Je voudrais dire à Mme Valérie Six que nous sommes très attentifs à la situation de l'événementiel. Nous avons défini une combinaison entre les aides du ministère de l'économie et celles du ministère du travail. Nous serons amenés à faire un point d'étape au cours de l'été pour apprécier la façon dont l'activité reprend, notamment dans le secteur de l'événementiel, pour évaluer avec leurs représentants les perspectives d'activité à partir de la rentrée. C'est le sens de l'évolution des aides que nous mettons en place avec Bruno Lemaire. Les dispositifs sont d'une portée générale, même si nous avons spécifié des secteurs protégés, des secteurs relevant des activités figurant sur la liste S1 bis.

Au cours des prochains mois, nous serons très attentifs aux cas particuliers des entreprises qui connaîtraient plus de difficultés au moment de la reprise ; peut-être devrons‑nous imaginer des aides plus ciblées en faveur de certaines activités ou certains territoires. C'est tout le sens du rapport de Jean-Noël Barrot destiné à s'assurer qu'aucun territoire ne reste fragilisé par la crise.
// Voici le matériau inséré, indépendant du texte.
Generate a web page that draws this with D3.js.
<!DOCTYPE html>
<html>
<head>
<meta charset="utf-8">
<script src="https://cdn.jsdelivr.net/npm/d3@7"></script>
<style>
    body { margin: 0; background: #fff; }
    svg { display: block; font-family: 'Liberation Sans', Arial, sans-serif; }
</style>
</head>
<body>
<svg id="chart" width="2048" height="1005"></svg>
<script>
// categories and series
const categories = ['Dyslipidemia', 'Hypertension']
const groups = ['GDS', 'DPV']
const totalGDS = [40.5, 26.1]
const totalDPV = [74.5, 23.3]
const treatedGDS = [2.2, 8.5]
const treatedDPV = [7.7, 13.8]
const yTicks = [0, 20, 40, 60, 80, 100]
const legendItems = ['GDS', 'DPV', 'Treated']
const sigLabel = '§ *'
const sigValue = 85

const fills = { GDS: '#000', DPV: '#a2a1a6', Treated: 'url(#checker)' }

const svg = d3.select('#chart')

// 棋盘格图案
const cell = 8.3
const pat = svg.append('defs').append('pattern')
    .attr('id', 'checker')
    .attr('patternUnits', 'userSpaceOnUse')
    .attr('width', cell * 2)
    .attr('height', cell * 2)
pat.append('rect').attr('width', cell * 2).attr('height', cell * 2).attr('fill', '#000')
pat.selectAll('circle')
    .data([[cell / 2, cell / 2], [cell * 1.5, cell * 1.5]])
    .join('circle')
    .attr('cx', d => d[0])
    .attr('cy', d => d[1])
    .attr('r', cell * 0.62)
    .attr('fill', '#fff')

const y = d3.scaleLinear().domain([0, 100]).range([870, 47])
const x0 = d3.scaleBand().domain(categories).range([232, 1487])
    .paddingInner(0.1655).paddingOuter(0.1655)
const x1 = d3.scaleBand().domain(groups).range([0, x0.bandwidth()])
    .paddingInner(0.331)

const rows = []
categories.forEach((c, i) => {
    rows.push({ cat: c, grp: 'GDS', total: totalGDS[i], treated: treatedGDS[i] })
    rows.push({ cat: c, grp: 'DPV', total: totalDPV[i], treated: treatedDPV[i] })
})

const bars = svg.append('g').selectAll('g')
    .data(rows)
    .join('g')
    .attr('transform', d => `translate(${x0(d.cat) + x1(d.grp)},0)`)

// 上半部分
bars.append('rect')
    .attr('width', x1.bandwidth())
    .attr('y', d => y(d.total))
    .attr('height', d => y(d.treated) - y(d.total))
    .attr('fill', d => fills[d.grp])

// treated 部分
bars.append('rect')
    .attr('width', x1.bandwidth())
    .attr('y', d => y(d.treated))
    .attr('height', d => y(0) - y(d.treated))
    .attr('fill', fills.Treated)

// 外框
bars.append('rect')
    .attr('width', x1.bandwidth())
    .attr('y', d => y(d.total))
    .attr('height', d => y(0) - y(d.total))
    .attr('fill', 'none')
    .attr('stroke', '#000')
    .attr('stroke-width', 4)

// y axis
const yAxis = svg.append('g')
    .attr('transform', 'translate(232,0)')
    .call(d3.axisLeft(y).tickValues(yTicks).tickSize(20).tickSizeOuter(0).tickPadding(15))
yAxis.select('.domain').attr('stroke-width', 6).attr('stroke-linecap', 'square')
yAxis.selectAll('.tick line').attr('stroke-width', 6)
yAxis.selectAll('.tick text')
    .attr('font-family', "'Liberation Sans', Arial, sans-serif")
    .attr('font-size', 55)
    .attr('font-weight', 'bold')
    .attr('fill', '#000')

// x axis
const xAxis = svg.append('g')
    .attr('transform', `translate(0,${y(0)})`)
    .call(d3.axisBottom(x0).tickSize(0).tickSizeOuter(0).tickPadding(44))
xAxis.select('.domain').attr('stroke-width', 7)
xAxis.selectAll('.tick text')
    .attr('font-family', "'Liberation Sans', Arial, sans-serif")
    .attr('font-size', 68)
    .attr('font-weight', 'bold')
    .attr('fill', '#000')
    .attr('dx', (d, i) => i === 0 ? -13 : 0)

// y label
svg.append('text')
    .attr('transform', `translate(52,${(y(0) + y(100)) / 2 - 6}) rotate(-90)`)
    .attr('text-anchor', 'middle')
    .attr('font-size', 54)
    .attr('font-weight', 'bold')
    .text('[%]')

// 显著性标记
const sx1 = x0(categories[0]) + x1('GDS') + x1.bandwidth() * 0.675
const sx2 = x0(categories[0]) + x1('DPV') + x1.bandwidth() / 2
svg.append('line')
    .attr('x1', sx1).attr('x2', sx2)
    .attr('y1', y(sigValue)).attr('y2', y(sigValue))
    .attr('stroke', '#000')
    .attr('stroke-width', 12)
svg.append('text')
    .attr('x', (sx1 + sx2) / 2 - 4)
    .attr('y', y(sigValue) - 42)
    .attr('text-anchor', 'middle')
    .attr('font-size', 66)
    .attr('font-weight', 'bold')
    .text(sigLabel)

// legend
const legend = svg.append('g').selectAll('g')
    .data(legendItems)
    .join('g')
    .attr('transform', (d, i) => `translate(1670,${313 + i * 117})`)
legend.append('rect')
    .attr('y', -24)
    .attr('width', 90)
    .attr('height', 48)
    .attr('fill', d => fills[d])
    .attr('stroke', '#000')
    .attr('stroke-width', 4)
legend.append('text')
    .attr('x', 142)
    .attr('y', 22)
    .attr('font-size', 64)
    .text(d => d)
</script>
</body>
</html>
Nous proposons de proroger le prêt de main-d'œuvre jusqu'au 31 octobre 2021. D'ici à l'été, nous tirerons le bilan de la mobilisation de cette disposition de prêt afin de déterminer la suite qui lui sera donnée. Je crois beaucoup à des ajustements au sein d'un même bassin d'emploi entre les entreprises qui connaissent des difficultés et celles qui ont des besoins de recrutement. J'ai mentionné le dispositif « Transition collective », moyennant des formations qui peuvent être un peu longues. Je pense, par exemple, au dispositif en place dans l'entreprise Derichebourg dont les emplois des agents de nettoyage sont menacés. Ils ont la possibilité d'être formés pendant quatorze mois pour être recrutés comme aides-soignants dans le groupe Korian, même si, sans doute, le dispositif est un peu lourd.
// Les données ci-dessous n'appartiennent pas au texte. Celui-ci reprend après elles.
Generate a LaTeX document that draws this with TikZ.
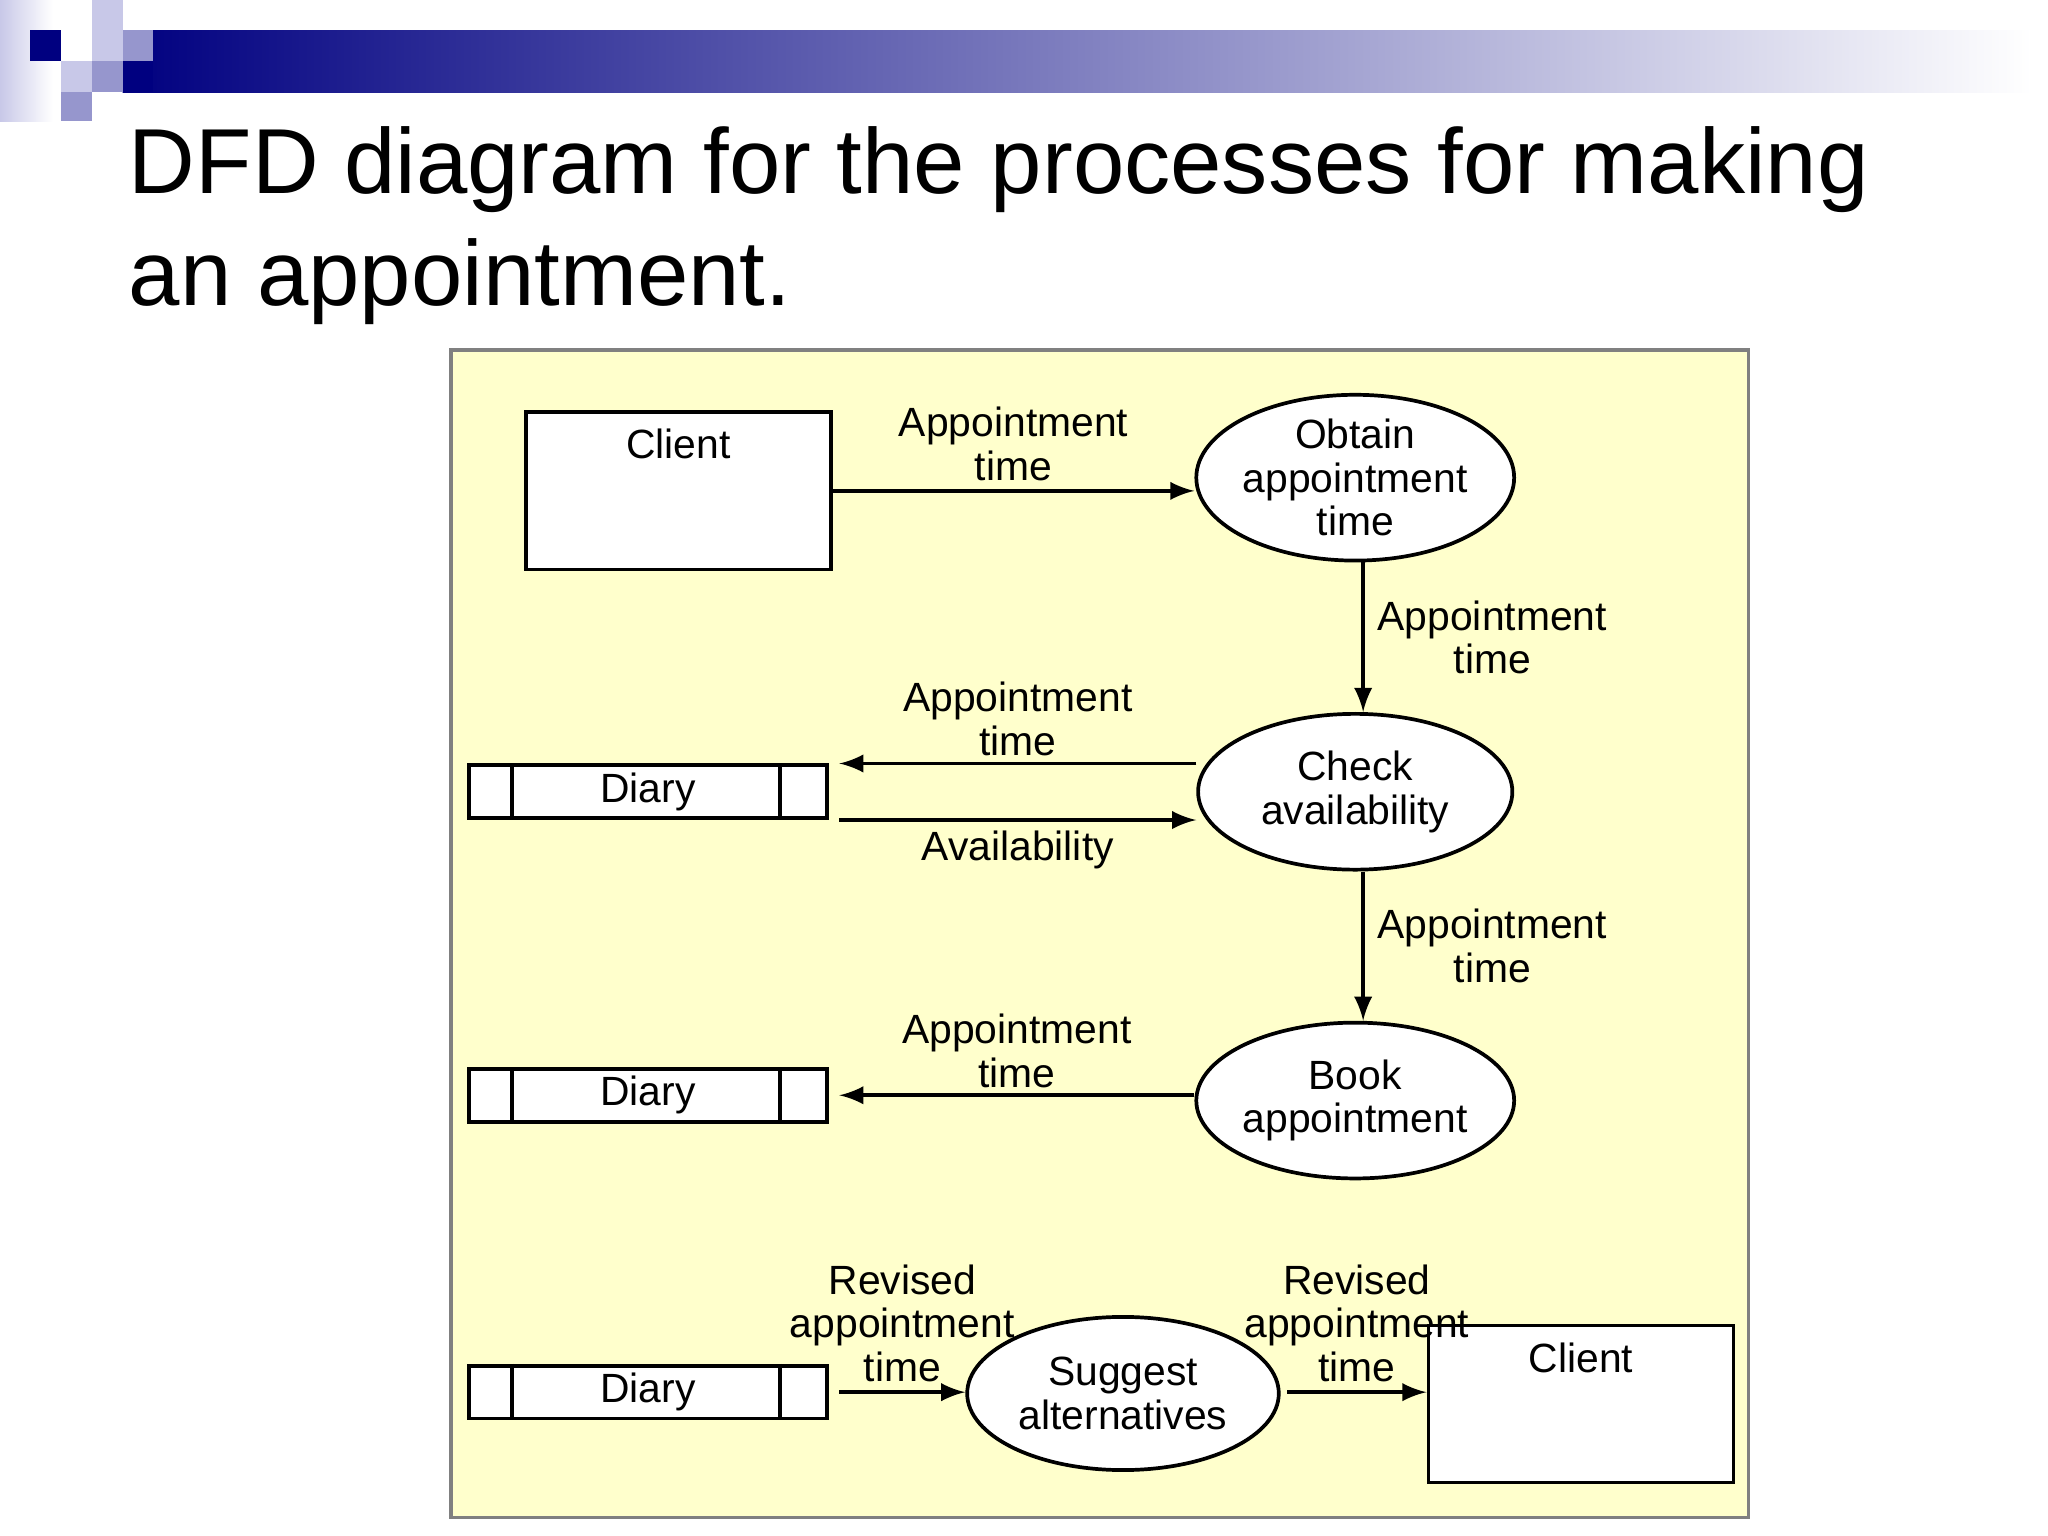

Le prêt de main-d'œuvre permet aussi des ajustements plus ponctuels et offre une formule intéressante. Nous tirerons donc le bilan de ce prêt de main-d'œuvre qui, d'une façon générale, nous conduit à promouvoir la mise en place de plateformes territoriales, où les entreprises ont l'opportunité d'échanger selon leurs besoins de recrutement et de reclassement de salariés. Nous aurons l'occasion de lancer un nouvel appel à manifestation d'intérêt pour soutenir le déploiement de ce type de plateforme de reconversion professionnelle, qui me semble essentielle.